§ **Exercise instructions**
Show each line that has the string "diagram" in it.

═════ Provided material

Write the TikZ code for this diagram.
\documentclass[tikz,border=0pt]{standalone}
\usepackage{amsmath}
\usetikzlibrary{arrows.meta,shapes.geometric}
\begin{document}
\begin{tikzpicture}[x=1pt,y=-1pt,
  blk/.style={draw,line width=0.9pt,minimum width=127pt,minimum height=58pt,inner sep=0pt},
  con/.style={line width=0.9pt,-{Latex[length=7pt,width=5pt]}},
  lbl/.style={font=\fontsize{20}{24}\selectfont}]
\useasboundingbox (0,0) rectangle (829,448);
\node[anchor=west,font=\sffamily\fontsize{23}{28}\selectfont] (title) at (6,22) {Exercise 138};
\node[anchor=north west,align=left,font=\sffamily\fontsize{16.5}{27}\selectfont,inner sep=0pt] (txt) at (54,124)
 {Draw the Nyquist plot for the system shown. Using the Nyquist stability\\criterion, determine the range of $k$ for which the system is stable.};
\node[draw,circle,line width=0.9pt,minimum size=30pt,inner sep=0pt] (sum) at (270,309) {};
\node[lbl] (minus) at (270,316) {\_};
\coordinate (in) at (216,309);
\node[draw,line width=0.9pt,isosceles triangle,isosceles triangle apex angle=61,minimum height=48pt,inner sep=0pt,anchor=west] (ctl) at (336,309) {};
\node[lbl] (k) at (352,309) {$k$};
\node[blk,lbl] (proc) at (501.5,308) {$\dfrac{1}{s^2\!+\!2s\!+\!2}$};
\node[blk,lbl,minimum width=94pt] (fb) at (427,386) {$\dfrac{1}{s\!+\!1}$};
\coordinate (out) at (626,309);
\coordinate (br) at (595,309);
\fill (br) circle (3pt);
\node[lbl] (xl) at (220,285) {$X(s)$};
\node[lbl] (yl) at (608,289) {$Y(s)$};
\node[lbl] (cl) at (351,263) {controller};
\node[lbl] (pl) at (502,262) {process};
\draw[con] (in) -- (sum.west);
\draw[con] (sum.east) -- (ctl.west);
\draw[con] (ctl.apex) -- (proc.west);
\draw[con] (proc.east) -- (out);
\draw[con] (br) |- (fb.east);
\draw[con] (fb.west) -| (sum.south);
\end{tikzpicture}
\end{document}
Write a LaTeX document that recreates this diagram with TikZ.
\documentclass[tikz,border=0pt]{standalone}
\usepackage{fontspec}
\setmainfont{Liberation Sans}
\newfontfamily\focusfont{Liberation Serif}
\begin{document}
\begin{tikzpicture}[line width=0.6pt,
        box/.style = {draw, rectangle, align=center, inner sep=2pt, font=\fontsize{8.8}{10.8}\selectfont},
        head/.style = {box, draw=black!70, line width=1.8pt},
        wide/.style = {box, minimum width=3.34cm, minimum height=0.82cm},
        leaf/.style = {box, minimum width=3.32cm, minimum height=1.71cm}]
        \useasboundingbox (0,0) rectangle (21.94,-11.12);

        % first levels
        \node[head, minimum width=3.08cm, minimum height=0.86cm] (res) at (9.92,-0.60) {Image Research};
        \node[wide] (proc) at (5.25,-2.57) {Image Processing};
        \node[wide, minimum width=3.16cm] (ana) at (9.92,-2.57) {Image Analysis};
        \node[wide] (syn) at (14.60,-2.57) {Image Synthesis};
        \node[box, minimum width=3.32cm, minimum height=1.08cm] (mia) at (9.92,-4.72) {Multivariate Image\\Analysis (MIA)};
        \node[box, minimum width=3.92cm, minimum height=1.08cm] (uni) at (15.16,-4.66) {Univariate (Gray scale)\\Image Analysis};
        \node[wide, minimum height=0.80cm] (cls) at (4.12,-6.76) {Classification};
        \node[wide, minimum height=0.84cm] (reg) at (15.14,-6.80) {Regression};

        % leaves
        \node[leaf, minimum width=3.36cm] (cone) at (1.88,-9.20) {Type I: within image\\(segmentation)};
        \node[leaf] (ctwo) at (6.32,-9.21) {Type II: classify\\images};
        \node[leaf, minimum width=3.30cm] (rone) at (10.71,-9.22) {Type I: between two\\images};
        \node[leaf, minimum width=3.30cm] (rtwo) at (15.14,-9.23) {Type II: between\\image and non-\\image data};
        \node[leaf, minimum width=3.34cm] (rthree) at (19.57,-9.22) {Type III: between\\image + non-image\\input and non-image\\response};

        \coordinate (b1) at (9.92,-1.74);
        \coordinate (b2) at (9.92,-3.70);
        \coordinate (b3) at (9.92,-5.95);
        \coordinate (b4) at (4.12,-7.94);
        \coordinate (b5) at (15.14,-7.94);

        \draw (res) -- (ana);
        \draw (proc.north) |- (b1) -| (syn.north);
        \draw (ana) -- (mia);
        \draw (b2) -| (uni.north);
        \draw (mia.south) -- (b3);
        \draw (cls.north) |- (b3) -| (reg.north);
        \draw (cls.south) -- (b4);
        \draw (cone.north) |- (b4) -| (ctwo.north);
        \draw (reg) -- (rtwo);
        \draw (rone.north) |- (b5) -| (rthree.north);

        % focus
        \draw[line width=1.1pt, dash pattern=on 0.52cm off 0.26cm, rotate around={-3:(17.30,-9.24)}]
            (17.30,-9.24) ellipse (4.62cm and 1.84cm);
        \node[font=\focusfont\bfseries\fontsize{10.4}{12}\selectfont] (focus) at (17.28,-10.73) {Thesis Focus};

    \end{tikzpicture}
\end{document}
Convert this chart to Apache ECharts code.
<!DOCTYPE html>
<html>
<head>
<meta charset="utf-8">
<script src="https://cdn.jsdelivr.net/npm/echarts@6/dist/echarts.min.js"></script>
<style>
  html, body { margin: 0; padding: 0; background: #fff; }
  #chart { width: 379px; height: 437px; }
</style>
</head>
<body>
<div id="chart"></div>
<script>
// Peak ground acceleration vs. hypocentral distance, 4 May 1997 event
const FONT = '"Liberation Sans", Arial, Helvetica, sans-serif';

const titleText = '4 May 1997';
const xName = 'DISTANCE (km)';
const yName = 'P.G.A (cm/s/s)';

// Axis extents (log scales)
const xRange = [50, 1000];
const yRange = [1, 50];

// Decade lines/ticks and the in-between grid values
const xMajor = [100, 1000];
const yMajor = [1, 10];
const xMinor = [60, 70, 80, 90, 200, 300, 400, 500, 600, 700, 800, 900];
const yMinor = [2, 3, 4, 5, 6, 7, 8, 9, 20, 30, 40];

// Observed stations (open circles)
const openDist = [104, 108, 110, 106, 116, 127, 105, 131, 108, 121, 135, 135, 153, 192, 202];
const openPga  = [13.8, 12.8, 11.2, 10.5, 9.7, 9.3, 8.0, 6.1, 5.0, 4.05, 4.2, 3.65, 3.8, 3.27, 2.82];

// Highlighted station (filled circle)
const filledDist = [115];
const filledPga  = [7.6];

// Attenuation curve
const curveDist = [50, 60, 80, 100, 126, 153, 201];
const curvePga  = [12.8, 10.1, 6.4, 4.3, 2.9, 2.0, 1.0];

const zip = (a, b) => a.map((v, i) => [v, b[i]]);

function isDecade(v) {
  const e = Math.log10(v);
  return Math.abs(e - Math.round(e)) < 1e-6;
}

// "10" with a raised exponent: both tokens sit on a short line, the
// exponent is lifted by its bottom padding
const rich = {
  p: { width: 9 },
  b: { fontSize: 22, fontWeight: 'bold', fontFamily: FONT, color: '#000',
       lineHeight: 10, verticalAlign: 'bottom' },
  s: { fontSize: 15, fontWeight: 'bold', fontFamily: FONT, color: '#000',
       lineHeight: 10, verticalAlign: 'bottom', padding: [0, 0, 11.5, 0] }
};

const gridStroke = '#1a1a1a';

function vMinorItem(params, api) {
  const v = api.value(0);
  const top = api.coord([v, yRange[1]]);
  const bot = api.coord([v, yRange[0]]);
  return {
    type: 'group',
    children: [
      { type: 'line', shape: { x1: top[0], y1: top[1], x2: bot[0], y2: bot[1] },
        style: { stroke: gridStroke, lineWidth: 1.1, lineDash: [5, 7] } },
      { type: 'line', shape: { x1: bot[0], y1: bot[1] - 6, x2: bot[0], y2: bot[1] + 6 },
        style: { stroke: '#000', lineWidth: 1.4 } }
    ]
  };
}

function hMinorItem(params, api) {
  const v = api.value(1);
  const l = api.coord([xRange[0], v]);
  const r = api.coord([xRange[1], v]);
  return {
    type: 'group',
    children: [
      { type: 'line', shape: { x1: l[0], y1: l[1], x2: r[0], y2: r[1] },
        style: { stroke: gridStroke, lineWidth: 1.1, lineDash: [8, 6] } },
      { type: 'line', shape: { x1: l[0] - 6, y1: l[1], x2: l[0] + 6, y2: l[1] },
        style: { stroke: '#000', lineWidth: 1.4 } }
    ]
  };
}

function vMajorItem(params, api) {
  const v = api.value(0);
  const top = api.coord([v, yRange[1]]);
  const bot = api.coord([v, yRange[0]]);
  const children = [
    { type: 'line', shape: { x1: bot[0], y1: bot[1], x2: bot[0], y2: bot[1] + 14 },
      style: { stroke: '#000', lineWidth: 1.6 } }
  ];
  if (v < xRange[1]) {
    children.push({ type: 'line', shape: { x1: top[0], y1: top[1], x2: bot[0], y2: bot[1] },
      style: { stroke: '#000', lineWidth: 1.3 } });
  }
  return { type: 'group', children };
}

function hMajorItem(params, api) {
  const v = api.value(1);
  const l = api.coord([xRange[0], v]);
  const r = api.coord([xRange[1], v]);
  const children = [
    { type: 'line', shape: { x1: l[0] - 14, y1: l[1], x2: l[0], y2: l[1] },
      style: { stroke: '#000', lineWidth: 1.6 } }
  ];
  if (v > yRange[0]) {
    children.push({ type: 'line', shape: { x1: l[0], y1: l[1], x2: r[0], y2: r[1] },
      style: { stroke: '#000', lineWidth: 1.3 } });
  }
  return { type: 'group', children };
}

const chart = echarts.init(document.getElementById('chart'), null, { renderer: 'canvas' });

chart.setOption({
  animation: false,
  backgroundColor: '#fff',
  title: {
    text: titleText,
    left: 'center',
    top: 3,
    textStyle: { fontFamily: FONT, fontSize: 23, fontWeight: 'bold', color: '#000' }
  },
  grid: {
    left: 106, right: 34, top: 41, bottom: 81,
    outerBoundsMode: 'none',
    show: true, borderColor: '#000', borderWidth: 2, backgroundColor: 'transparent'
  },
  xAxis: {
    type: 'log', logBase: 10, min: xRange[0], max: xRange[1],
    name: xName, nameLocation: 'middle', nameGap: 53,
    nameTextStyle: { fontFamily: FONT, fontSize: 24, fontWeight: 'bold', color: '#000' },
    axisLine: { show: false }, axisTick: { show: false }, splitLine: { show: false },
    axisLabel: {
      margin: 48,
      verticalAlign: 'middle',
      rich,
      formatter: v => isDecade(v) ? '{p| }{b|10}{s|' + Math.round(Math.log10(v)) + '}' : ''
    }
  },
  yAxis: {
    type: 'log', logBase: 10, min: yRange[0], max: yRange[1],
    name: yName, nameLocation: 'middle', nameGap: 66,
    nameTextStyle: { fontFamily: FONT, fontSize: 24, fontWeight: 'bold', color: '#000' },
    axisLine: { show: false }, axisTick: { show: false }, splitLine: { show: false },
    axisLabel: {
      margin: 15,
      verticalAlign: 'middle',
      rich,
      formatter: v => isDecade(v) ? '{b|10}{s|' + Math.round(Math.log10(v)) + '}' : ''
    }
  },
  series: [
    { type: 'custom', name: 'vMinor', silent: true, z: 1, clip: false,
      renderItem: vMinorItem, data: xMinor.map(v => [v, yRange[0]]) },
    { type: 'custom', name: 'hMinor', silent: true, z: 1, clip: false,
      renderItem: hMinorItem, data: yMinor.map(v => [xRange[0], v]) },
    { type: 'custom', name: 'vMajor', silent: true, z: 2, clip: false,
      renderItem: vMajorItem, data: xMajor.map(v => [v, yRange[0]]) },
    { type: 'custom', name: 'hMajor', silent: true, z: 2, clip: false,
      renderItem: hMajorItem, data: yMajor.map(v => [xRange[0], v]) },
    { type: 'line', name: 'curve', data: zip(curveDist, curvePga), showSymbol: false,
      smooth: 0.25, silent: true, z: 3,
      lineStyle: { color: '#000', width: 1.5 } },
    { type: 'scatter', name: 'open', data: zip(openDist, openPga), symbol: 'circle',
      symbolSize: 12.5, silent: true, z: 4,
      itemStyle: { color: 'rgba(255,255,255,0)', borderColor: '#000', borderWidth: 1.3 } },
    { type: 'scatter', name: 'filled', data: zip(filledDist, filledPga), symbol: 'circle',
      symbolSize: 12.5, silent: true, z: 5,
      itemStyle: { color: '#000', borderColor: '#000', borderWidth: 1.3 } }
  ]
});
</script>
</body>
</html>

══════════

§ **Written reply**
Write the TikZ code for this diagram.
Write a LaTeX document that recreates this diagram with TikZ.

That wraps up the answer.